Raw records —
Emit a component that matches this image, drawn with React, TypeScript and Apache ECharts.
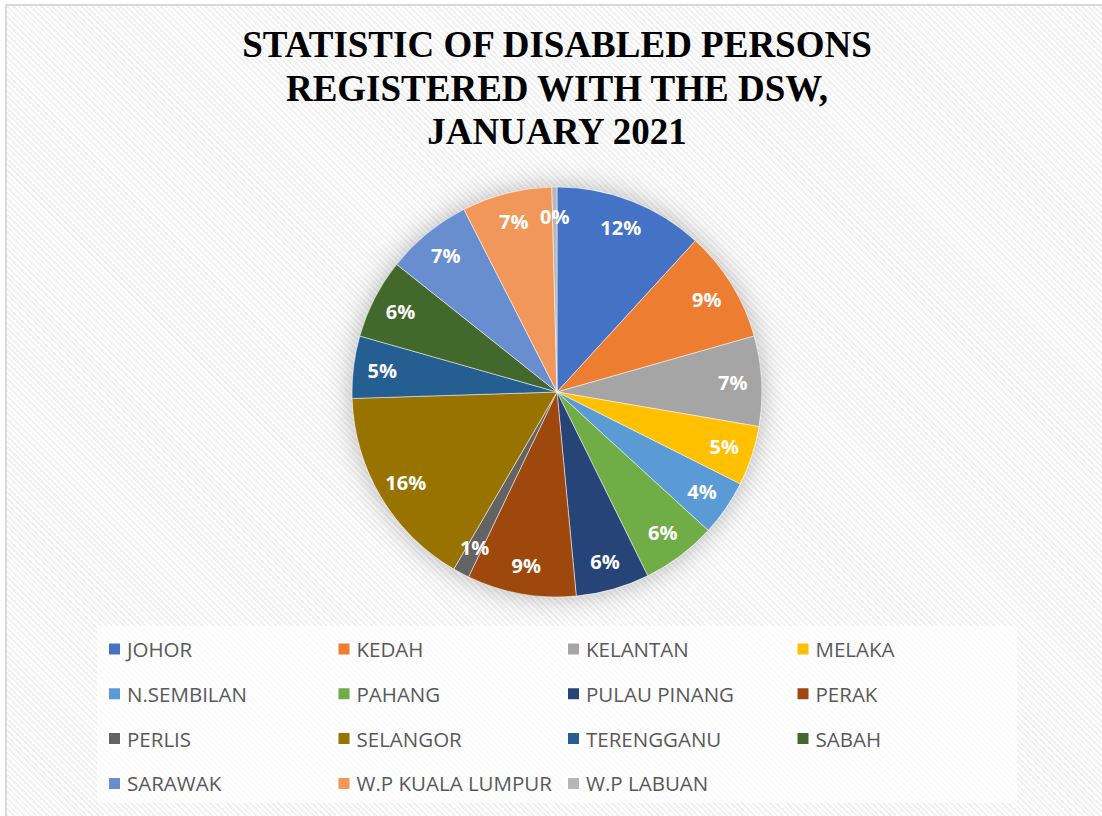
import React, { useEffect, useRef } from "react";
import * as echarts from "echarts";

const TITLE_LINES = ["STATISTIC OF DISABLED PERSONS", "REGISTERED WITH THE DSW,", "JANUARY 2021"];

const categories = [
  "JOHOR", "KEDAH", "KELANTAN", "MELAKA", "N.SEMBILAN",
  "PAHANG", "PULAU PINANG", "PERAK", "PERLIS", "SELANGOR",
  "TERENGGANU", "SABAH", "SARAWAK", "W.P KUALA LUMPUR", "W.P LABUAN",
];

// share of registered persons (%)
const shares = [
  11.8, 8.8, 7.1, 4.7, 4.4,
  5.9, 5.8, 8.6, 1.3, 16.1,
  4.9, 6.3, 6.8, 7.1, 0.4,
];

const colors = [
  "#4472C4", "#ED7D31", "#A5A5A5", "#FFC000", "#5B9BD5",
  "#70AD47", "#264478", "#9E480E", "#636363", "#997300",
  "#255E91", "#43682B", "#698ED0", "#F1975A", "#B7B7B7",
];

const CX = 557;
const CY = 392;
const R = 205;

export default function App() {
  const ref = useRef<HTMLDivElement>(null);

  useEffect(() => {
    if (!ref.current) return;
    const chart = echarts.init(ref.current, undefined, { renderer: "svg" });

    const data = categories.map((name, i) => ({
      name,
      value: shares[i],
      itemStyle: { color: colors[i] },
    }));

    const labelData = categories.map((name, i) => ({
      name,
      value: shares[i],
    }));

    const columns = [0, 1, 2, 3].map((c) => categories.filter((_, i) => i % 4 === c));
    const colLeft = [107, 336.5, 566, 795.5];

    const legends = columns.map((names, c) => ({
      orient: "vertical",
      left: colLeft[c],
      top: 638.5,
      padding: 0,
      itemGap: 23.8,
      itemWidth: 13,
      itemHeight: 13,
      icon: "rect",
      selectedMode: false,
      data: names,
      textStyle: {
        color: "#595959",
        fontFamily: "Open Sans",
        fontSize: 20.5,
        lineHeight: 21,
        padding: [0, 0, 0, 1],
      },
    }));

    chart.setOption({
      animation: false,
      backgroundColor: "transparent",
      title: {
        text: TITLE_LINES.join("\n"),
        left: CX,
        top: 23,
        padding: 0,
        textAlign: "center",
        textStyle: {
          fontFamily: "Liberation Serif",
          fontWeight: "bold",
          fontSize: 37,
          lineHeight: 43.5,
          color: "#000000",
        },
      },
      legend: legends,
      graphic: {
        elements: [
          {
            type: "rect",
            z: 0,
            silent: true,
            shape: { x: 97, y: 626, width: 920, height: 177 },
            style: { fill: "rgba(255,255,255,0.7)" },
          },
          {
            type: "circle",
            z: 0,
            silent: true,
            shape: { cx: CX, cy: CY, r: R },
            style: { fill: "#ffffff", shadowBlur: 28, shadowColor: "rgba(0,0,0,0.28)" },
          },
        ],
      },
      series: [
        {
          type: "pie",
          name: "share",
          center: [CX, CY],
          radius: [0, R],
          startAngle: 90,
          clockwise: true,
          silent: true,
          label: { show: false },
          labelLine: { show: false },
          itemStyle: { borderColor: "#ffffff", borderWidth: 0.5 },
          emphasis: { disabled: true },
          data,
        },
        {
          type: "pie",
          name: "labels",
          center: [CX, CY],
          radius: [141, R],
          startAngle: 90,
          clockwise: true,
          silent: true,
          percentPrecision: 0,
          itemStyle: { color: "rgba(0,0,0,0)", borderWidth: 0 },
          labelLine: { show: false },
          emphasis: { disabled: true },
          label: {
            show: true,
            position: "inside",
            formatter: "{d}%",
            color: "#ffffff",
            fontFamily: "Open Sans",
            fontWeight: "bold",
            fontSize: 20,
          },
          data: labelData,
        },
      ],
    });

    return () => chart.dispose();
  }, []);

  return (
    <div
      style={{
        position: "fixed",
        left: 0,
        top: 0,
        width: 1102,
        height: 816,
        background: "#ffffff",
        overflow: "hidden",
      }}
    >
      <div
        style={{
          position: "absolute",
          left: 5,
          top: 4,
          width: 1120,
          height: 830,
          borderLeft: "2px solid #dadada",
          borderTop: "2px solid #dadada",
          background:
            "repeating-linear-gradient(45deg, #ffffff 0px, #ffffff 2px, #f1f1f1 2px, #f1f1f1 4px)",
        }}
      />
      <div ref={ref} style={{ position: "absolute", left: 0, top: 0, width: 1102, height: 816 }} />
    </div>
  );
}
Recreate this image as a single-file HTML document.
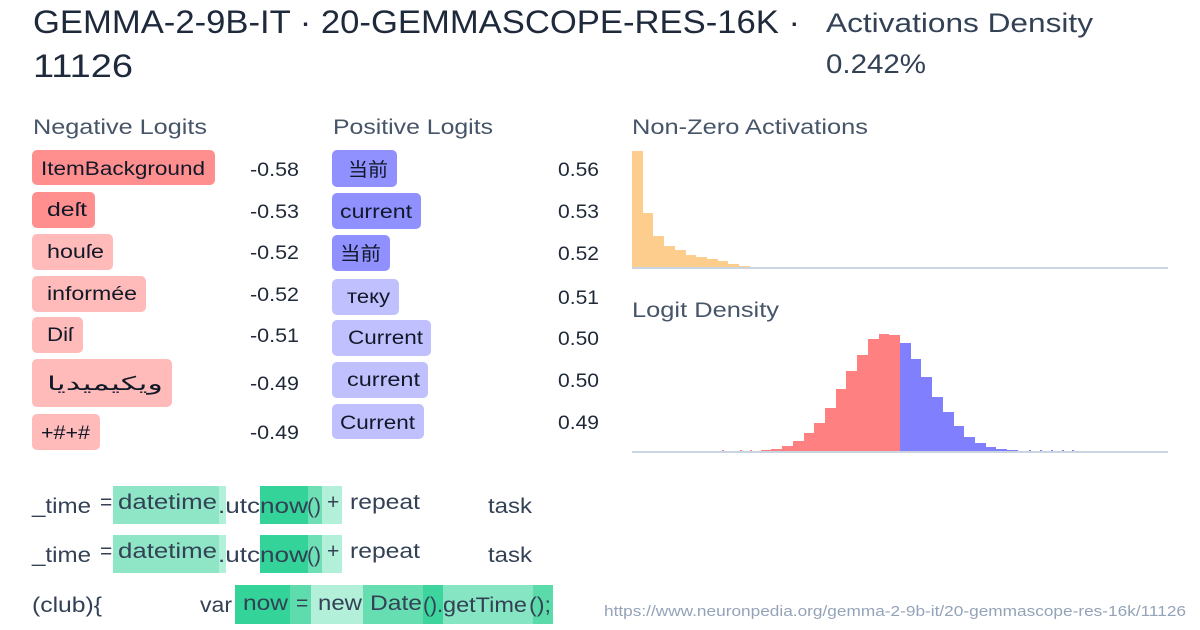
<!DOCTYPE html>
<html><head><meta charset="utf-8"><style>
html,body{margin:0;padding:0;background:#fff;width:1200px;height:630px;overflow:hidden}
svg{display:block}
text{font-family:"Liberation Sans","Noto Sans CJK SC","DejaVu Sans",sans-serif}
.t{fill:#1e293b}
.h{fill:#475569;font-size:21px}
.c{fill:#111827;font-size:19px}
.v{fill:#1f2937;font-size:19px}
.k{fill:#334155;font-size:21px}
</style></head><body>
<svg width="1200" height="630" viewBox="0 0 1200 630" xmlns="http://www.w3.org/2000/svg">
<text class="t" x="33" y="33" font-size="32" textLength="767" lengthAdjust="spacingAndGlyphs">GEMMA-2-9B-IT · 20-GEMMASCOPE-RES-16K ·</text>
<text class="t" x="33" y="77" font-size="32" textLength="100" lengthAdjust="spacingAndGlyphs">11126</text>
<text x="826" y="32" font-size="27" fill="#334155" textLength="267" lengthAdjust="spacingAndGlyphs">Activations Density</text>
<text x="826" y="73" font-size="27" fill="#334155" textLength="100" lengthAdjust="spacingAndGlyphs">0.242%</text>

<text class="h" x="33" y="134" textLength="174" lengthAdjust="spacingAndGlyphs">Negative Logits</text>
<text class="h" x="333" y="134" textLength="160" lengthAdjust="spacingAndGlyphs">Positive Logits</text>
<text class="h" x="632" y="134" textLength="236" lengthAdjust="spacingAndGlyphs">Non-Zero Activations</text>
<text class="h" x="632" y="317" textLength="147" lengthAdjust="spacingAndGlyphs">Logit Density</text>

<rect x="32" y="150" width="183" height="35" rx="5" fill="#ff8f8f"/>
<rect x="32" y="192" width="63" height="36" rx="5" fill="#ff8f8f"/>
<rect x="32" y="234" width="81" height="36" rx="5" fill="#ffbaba"/>
<rect x="32" y="276" width="114" height="36" rx="5" fill="#ffbaba"/>
<rect x="32" y="317" width="51" height="36" rx="5" fill="#ffbaba"/>
<rect x="32" y="359" width="140" height="48" rx="5" fill="#ffbaba"/>
<rect x="32" y="414" width="68" height="36" rx="5" fill="#ffbaba"/>
<text class="c" x="41" y="175" textLength="164" lengthAdjust="spacingAndGlyphs">ItemBackground</text>
<text class="c" x="47" y="216" textLength="40" lengthAdjust="spacingAndGlyphs">deſt</text>
<text class="c" x="47" y="258" textLength="57" lengthAdjust="spacingAndGlyphs">houſe</text>
<text class="c" x="47" y="300" textLength="90" lengthAdjust="spacingAndGlyphs">informée</text>
<text class="c" x="47" y="341" textLength="26" lengthAdjust="spacingAndGlyphs">Diſ</text>
<text class="c" x="47" y="390" textLength="116" lengthAdjust="spacingAndGlyphs">ويكيميديا</text>
<text class="c" x="41" y="439" textLength="49" lengthAdjust="spacingAndGlyphs">+#+#</text>
<g class="v">
<text x="250" y="176" textLength="49" lengthAdjust="spacingAndGlyphs">-0.58</text><text x="250" y="218" textLength="49" lengthAdjust="spacingAndGlyphs">-0.53</text><text x="250" y="259" textLength="49" lengthAdjust="spacingAndGlyphs">-0.52</text>
<text x="250" y="301" textLength="49" lengthAdjust="spacingAndGlyphs">-0.52</text><text x="250" y="342" textLength="49" lengthAdjust="spacingAndGlyphs">-0.51</text><text x="250" y="390" textLength="49" lengthAdjust="spacingAndGlyphs">-0.49</text><text x="250" y="439" textLength="49" lengthAdjust="spacingAndGlyphs">-0.49</text>
</g>

<rect x="332" y="150" width="65" height="37" rx="5" fill="#9090ff"/>
<rect x="332" y="193" width="89" height="36" rx="5" fill="#9090ff"/>
<rect x="332" y="235" width="58" height="36" rx="5" fill="#9090ff"/>
<rect x="332" y="279" width="67" height="36" rx="5" fill="#c0c0ff"/>
<rect x="332" y="320" width="99" height="36" rx="5" fill="#c0c0ff"/>
<rect x="332" y="362" width="96" height="36" rx="5" fill="#c0c0ff"/>
<rect x="332" y="404" width="92" height="35" rx="5" fill="#c0c0ff"/>
<text class="c" x="348" y="176" textLength="40" lengthAdjust="spacingAndGlyphs">当前</text>
<text class="c" x="340" y="218" textLength="72" lengthAdjust="spacingAndGlyphs">current</text>
<text class="c" x="340" y="260" textLength="41" lengthAdjust="spacingAndGlyphs">当前</text>
<text class="c" x="347" y="303" textLength="43" lengthAdjust="spacingAndGlyphs">теку</text>
<text class="c" x="348" y="344" textLength="75" lengthAdjust="spacingAndGlyphs">Current</text>
<text class="c" x="347" y="386" textLength="73" lengthAdjust="spacingAndGlyphs">current</text>
<text class="c" x="340" y="429" textLength="75" lengthAdjust="spacingAndGlyphs">Current</text>
<g class="v">
<text x="558" y="176" textLength="41" lengthAdjust="spacingAndGlyphs">0.56</text><text x="558" y="218" textLength="41" lengthAdjust="spacingAndGlyphs">0.53</text><text x="558" y="260" textLength="41" lengthAdjust="spacingAndGlyphs">0.52</text>
<text x="558" y="304" textLength="41" lengthAdjust="spacingAndGlyphs">0.51</text><text x="558" y="345" textLength="41" lengthAdjust="spacingAndGlyphs">0.50</text><text x="558" y="387" textLength="41" lengthAdjust="spacingAndGlyphs">0.50</text><text x="558" y="429" textLength="41" lengthAdjust="spacingAndGlyphs">0.49</text>
</g>

<g fill="#fdcd8e">
<rect x="632" y="151" width="11" height="117"/>
<rect x="643" y="213" width="10" height="55"/>
<rect x="653" y="236" width="11" height="32"/>
<rect x="664" y="246" width="11" height="22"/>
<rect x="675" y="250" width="11" height="18"/>
<rect x="686" y="255" width="10" height="13"/>
<rect x="696" y="257" width="11" height="11"/>
<rect x="707" y="259" width="11" height="9"/>
<rect x="718" y="261" width="10" height="7"/>
<rect x="728" y="264" width="11" height="4"/>
<rect x="739" y="266" width="11" height="2"/>
<rect x="750" y="267" width="21" height="1"/>
</g>
<rect x="632" y="267" width="536" height="2" fill="#cbd5e1"/>

<g fill="#ff8080">
<rect x="761" y="450" width="10" height="2"/>
<rect x="771" y="449" width="11" height="3"/>
<rect x="782" y="446" width="11" height="6"/>
<rect x="793" y="441" width="11" height="11"/>
<rect x="804" y="433" width="10" height="19"/>
<rect x="814" y="423" width="11" height="29"/>
<rect x="825" y="408" width="11" height="44"/>
<rect x="836" y="389" width="10" height="63"/>
<rect x="846" y="371" width="11" height="81"/>
<rect x="857" y="355" width="11" height="97"/>
<rect x="868" y="339" width="11" height="113"/>
<rect x="879" y="334" width="10" height="118"/>
<rect x="889" y="335" width="11" height="117"/>
<rect x="722" y="450" width="2" height="2"/><rect x="740" y="450" width="2" height="2"/><rect x="750" y="450" width="2" height="2"/>
</g>
<g fill="#8080ff">
<rect x="900" y="343" width="11" height="109"/>
<rect x="911" y="359" width="10" height="93"/>
<rect x="921" y="377" width="11" height="75"/>
<rect x="932" y="397" width="11" height="55"/>
<rect x="943" y="412" width="11" height="40"/>
<rect x="954" y="426" width="10" height="26"/>
<rect x="964" y="437" width="11" height="15"/>
<rect x="975" y="443" width="11" height="9"/>
<rect x="986" y="447" width="10" height="5"/>
<rect x="996" y="449" width="11" height="3"/>
<rect x="1007" y="450" width="11" height="2"/>
<rect x="1029" y="450" width="2" height="2"/><rect x="1040" y="450" width="2" height="2"/><rect x="1051" y="450" width="2" height="2"/><rect x="1062" y="450" width="2" height="2"/><rect x="1072" y="450" width="2" height="2"/>
</g>
<rect x="632" y="451" width="536" height="2" fill="#cbd5e1"/>

<g>
<rect x="113" y="486" width="106" height="38" fill="#8fe6c7"/>
<rect x="219" y="486" width="7" height="38" fill="#b3f0da"/>
<rect x="260" y="486" width="48" height="38" fill="#34d399"/>
<rect x="308" y="486" width="14" height="38" fill="#6fe0b6"/>
<rect x="322" y="486" width="20" height="38" fill="#b3f0da"/>
<rect x="113" y="535" width="106" height="38" fill="#8fe6c7"/>
<rect x="219" y="535" width="7" height="38" fill="#b3f0da"/>
<rect x="260" y="535" width="48" height="38" fill="#34d399"/>
<rect x="308" y="535" width="14" height="38" fill="#6fe0b6"/>
<rect x="322" y="535" width="20" height="38" fill="#b3f0da"/>
<rect x="235" y="585" width="55" height="39" fill="#34d399"/>
<rect x="290" y="585" width="21" height="39" fill="#5fdcae"/>
<rect x="311" y="585" width="52" height="39" fill="#b3f0da"/>
<rect x="363" y="585" width="60" height="39" fill="#67deb1"/>
<rect x="423" y="585" width="20" height="39" fill="#3dd49d"/>
<rect x="443" y="585" width="90" height="39" fill="#86e6c3"/>
<rect x="533" y="585" width="20" height="39" fill="#5bdbaa"/>
</g>
<g class="k">
<text x="32" y="513" textLength="59" lengthAdjust="spacingAndGlyphs">_time</text>
<text x="100" y="509">=</text>
<text x="118" y="509" textLength="99" lengthAdjust="spacingAndGlyphs">datetime</text>
<text x="218" y="513" textLength="42" lengthAdjust="spacingAndGlyphs">.utc</text>
<text x="260" y="513" textLength="48" lengthAdjust="spacingAndGlyphs">now</text>
<text x="307" y="513">()</text>
<text x="327" y="509">+</text>
<text x="350" y="509" textLength="70" lengthAdjust="spacingAndGlyphs">repeat</text>
<text x="488" y="513" textLength="44" lengthAdjust="spacingAndGlyphs">task</text>

<text x="32" y="562" textLength="59" lengthAdjust="spacingAndGlyphs">_time</text>
<text x="100" y="558">=</text>
<text x="118" y="558" textLength="99" lengthAdjust="spacingAndGlyphs">datetime</text>
<text x="218" y="562" textLength="42" lengthAdjust="spacingAndGlyphs">.utc</text>
<text x="260" y="562" textLength="48" lengthAdjust="spacingAndGlyphs">now</text>
<text x="307" y="562">()</text>
<text x="327" y="558">+</text>
<text x="350" y="558" textLength="70" lengthAdjust="spacingAndGlyphs">repeat</text>
<text x="488" y="562" textLength="44" lengthAdjust="spacingAndGlyphs">task</text>

<text x="32" y="612" textLength="70" lengthAdjust="spacingAndGlyphs">(club){</text>
<text x="200" y="612" textLength="32" lengthAdjust="spacingAndGlyphs">var</text>
<text x="243" y="610" textLength="45" lengthAdjust="spacingAndGlyphs">now</text>
<text x="296" y="610">=</text>
<text x="318" y="610" textLength="44" lengthAdjust="spacingAndGlyphs">new</text>
<text x="370" y="610" textLength="52" lengthAdjust="spacingAndGlyphs">Date</text>
<text x="423" y="612" textLength="20" lengthAdjust="spacingAndGlyphs">().</text>
<text x="443" y="612" textLength="84" lengthAdjust="spacingAndGlyphs">getTime</text>
<text x="529" y="612" textLength="22" lengthAdjust="spacingAndGlyphs">();</text>
</g>
<text x="604" y="616" font-size="15" fill="#94a3b8" textLength="582" lengthAdjust="spacingAndGlyphs">https://www.neuronpedia.org/gemma-2-9b-it/20-gemmascope-res-16k/11126</text>
</svg>
</body></html>
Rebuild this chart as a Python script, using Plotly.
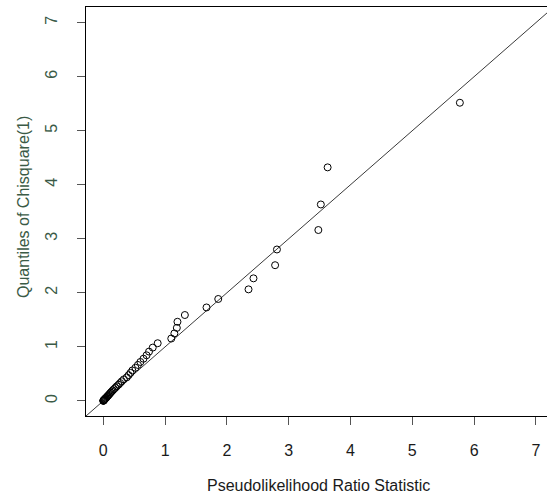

Brief —
Return only the number of lines in the preceding records that contain the string "this".

Worked answer —
3